# DIRECTION
Without including any pictures, write out the listing below exactly.

# SOURCE MATERIAL
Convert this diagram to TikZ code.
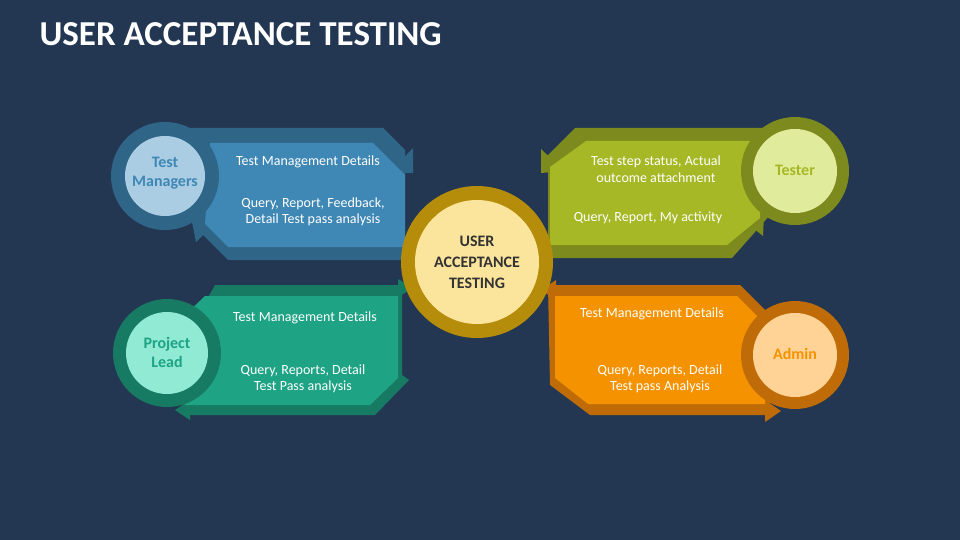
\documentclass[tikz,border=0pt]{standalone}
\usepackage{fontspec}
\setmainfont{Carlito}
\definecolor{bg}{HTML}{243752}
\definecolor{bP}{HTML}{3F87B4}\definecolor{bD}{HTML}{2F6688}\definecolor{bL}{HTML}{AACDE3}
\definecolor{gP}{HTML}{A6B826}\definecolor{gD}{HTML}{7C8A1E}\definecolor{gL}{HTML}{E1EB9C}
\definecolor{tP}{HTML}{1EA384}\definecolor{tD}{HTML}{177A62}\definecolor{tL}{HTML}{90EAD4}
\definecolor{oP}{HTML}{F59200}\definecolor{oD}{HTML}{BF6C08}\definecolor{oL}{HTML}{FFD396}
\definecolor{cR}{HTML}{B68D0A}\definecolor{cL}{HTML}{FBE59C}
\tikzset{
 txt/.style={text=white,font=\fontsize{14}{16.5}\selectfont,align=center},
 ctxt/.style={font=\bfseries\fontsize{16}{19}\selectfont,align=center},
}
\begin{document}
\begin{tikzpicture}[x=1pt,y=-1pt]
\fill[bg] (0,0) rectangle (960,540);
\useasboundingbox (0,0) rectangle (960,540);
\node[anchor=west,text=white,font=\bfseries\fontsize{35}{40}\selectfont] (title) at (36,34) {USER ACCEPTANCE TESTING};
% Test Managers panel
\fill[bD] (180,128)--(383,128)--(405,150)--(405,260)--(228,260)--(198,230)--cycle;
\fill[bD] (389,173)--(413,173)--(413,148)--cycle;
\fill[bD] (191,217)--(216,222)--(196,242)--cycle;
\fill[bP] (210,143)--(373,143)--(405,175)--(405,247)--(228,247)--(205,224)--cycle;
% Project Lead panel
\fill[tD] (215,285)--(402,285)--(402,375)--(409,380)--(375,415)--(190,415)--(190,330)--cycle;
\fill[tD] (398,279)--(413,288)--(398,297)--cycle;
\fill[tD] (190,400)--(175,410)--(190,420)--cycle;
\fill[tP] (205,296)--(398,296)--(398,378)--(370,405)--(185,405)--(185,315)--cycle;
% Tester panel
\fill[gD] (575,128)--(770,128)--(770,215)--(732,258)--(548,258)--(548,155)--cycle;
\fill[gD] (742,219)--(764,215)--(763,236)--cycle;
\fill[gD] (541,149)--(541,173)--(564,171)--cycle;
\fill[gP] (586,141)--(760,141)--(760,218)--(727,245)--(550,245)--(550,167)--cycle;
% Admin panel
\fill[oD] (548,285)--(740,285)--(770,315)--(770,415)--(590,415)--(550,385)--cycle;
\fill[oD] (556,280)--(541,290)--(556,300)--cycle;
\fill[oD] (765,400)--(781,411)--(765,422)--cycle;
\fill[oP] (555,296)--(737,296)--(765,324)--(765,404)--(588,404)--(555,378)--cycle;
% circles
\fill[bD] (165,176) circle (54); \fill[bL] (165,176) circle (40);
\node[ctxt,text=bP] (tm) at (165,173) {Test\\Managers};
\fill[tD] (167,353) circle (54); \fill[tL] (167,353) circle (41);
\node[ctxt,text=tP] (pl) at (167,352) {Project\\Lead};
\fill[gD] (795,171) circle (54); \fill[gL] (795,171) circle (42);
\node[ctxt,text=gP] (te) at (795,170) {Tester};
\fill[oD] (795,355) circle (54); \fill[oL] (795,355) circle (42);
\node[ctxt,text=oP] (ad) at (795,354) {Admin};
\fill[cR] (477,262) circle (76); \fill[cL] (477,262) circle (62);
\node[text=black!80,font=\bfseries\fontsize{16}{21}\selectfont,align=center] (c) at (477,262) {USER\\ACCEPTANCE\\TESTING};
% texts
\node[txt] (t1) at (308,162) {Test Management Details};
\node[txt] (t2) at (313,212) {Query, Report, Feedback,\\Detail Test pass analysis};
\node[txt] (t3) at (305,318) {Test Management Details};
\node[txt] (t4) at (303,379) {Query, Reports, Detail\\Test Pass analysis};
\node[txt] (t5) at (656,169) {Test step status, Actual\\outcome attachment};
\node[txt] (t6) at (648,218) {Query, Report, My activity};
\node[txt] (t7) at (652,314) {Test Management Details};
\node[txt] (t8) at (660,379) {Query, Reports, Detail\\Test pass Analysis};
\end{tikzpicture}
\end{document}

# EXPECTED OUTPUT
Convert this diagram to TikZ code.
\documentclass[tikz,border=0pt]{standalone}
\usepackage{fontspec}
\setmainfont{Carlito}
\definecolor{bg}{HTML}{243752}
\definecolor{bP}{HTML}{3F87B4}\definecolor{bD}{HTML}{2F6688}\definecolor{bL}{HTML}{AACDE3}
\definecolor{gP}{HTML}{A6B826}\definecolor{gD}{HTML}{7C8A1E}\definecolor{gL}{HTML}{E1EB9C}
\definecolor{tP}{HTML}{1EA384}\definecolor{tD}{HTML}{177A62}\definecolor{tL}{HTML}{90EAD4}
\definecolor{oP}{HTML}{F59200}\definecolor{oD}{HTML}{BF6C08}\definecolor{oL}{HTML}{FFD396}
\definecolor{cR}{HTML}{B68D0A}\definecolor{cL}{HTML}{FBE59C}
\tikzset{
 txt/.style={text=white,font=\fontsize{14}{16.5}\selectfont,align=center},
 ctxt/.style={font=\bfseries\fontsize{16}{19}\selectfont,align=center},
}
\begin{document}
\begin{tikzpicture}[x=1pt,y=-1pt]
\fill[bg] (0,0) rectangle (960,540);
\useasboundingbox (0,0) rectangle (960,540);
\node[anchor=west,text=white,font=\bfseries\fontsize{35}{40}\selectfont] (title) at (36,34) {USER ACCEPTANCE TESTING};
% Test Managers panel
\fill[bD] (180,128)--(383,128)--(405,150)--(405,260)--(228,260)--(198,230)--cycle;
\fill[bD] (389,173)--(413,173)--(413,148)--cycle;
\fill[bD] (191,217)--(216,222)--(196,242)--cycle;
\fill[bP] (210,143)--(373,143)--(405,175)--(405,247)--(228,247)--(205,224)--cycle;
% Project Lead panel
\fill[tD] (215,285)--(402,285)--(402,375)--(409,380)--(375,415)--(190,415)--(190,330)--cycle;
\fill[tD] (398,279)--(413,288)--(398,297)--cycle;
\fill[tD] (190,400)--(175,410)--(190,420)--cycle;
\fill[tP] (205,296)--(398,296)--(398,378)--(370,405)--(185,405)--(185,315)--cycle;
% Tester panel
\fill[gD] (575,128)--(770,128)--(770,215)--(732,258)--(548,258)--(548,155)--cycle;
\fill[gD] (742,219)--(764,215)--(763,236)--cycle;
\fill[gD] (541,149)--(541,173)--(564,171)--cycle;
\fill[gP] (586,141)--(760,141)--(760,218)--(727,245)--(550,245)--(550,167)--cycle;
% Admin panel
\fill[oD] (548,285)--(740,285)--(770,315)--(770,415)--(590,415)--(550,385)--cycle;
\fill[oD] (556,280)--(541,290)--(556,300)--cycle;
\fill[oD] (765,400)--(781,411)--(765,422)--cycle;
\fill[oP] (555,296)--(737,296)--(765,324)--(765,404)--(588,404)--(555,378)--cycle;
% circles
\fill[bD] (165,176) circle (54); \fill[bL] (165,176) circle (40);
\node[ctxt,text=bP] (tm) at (165,173) {Test\\Managers};
\fill[tD] (167,353) circle (54); \fill[tL] (167,353) circle (41);
\node[ctxt,text=tP] (pl) at (167,352) {Project\\Lead};
\fill[gD] (795,171) circle (54); \fill[gL] (795,171) circle (42);
\node[ctxt,text=gP] (te) at (795,170) {Tester};
\fill[oD] (795,355) circle (54); \fill[oL] (795,355) circle (42);
\node[ctxt,text=oP] (ad) at (795,354) {Admin};
\fill[cR] (477,262) circle (76); \fill[cL] (477,262) circle (62);
\node[text=black!80,font=\bfseries\fontsize{16}{21}\selectfont,align=center] (c) at (477,262) {USER\\ACCEPTANCE\\TESTING};
% texts
\node[txt] (t1) at (308,162) {Test Management Details};
\node[txt] (t2) at (313,212) {Query, Report, Feedback,\\Detail Test pass analysis};
\node[txt] (t3) at (305,318) {Test Management Details};
\node[txt] (t4) at (303,379) {Query, Reports, Detail\\Test Pass analysis};
\node[txt] (t5) at (656,169) {Test step status, Actual\\outcome attachment};
\node[txt] (t6) at (648,218) {Query, Report, My activity};
\node[txt] (t7) at (652,314) {Test Management Details};
\node[txt] (t8) at (660,379) {Query, Reports, Detail\\Test pass Analysis};
\end{tikzpicture}
\end{document}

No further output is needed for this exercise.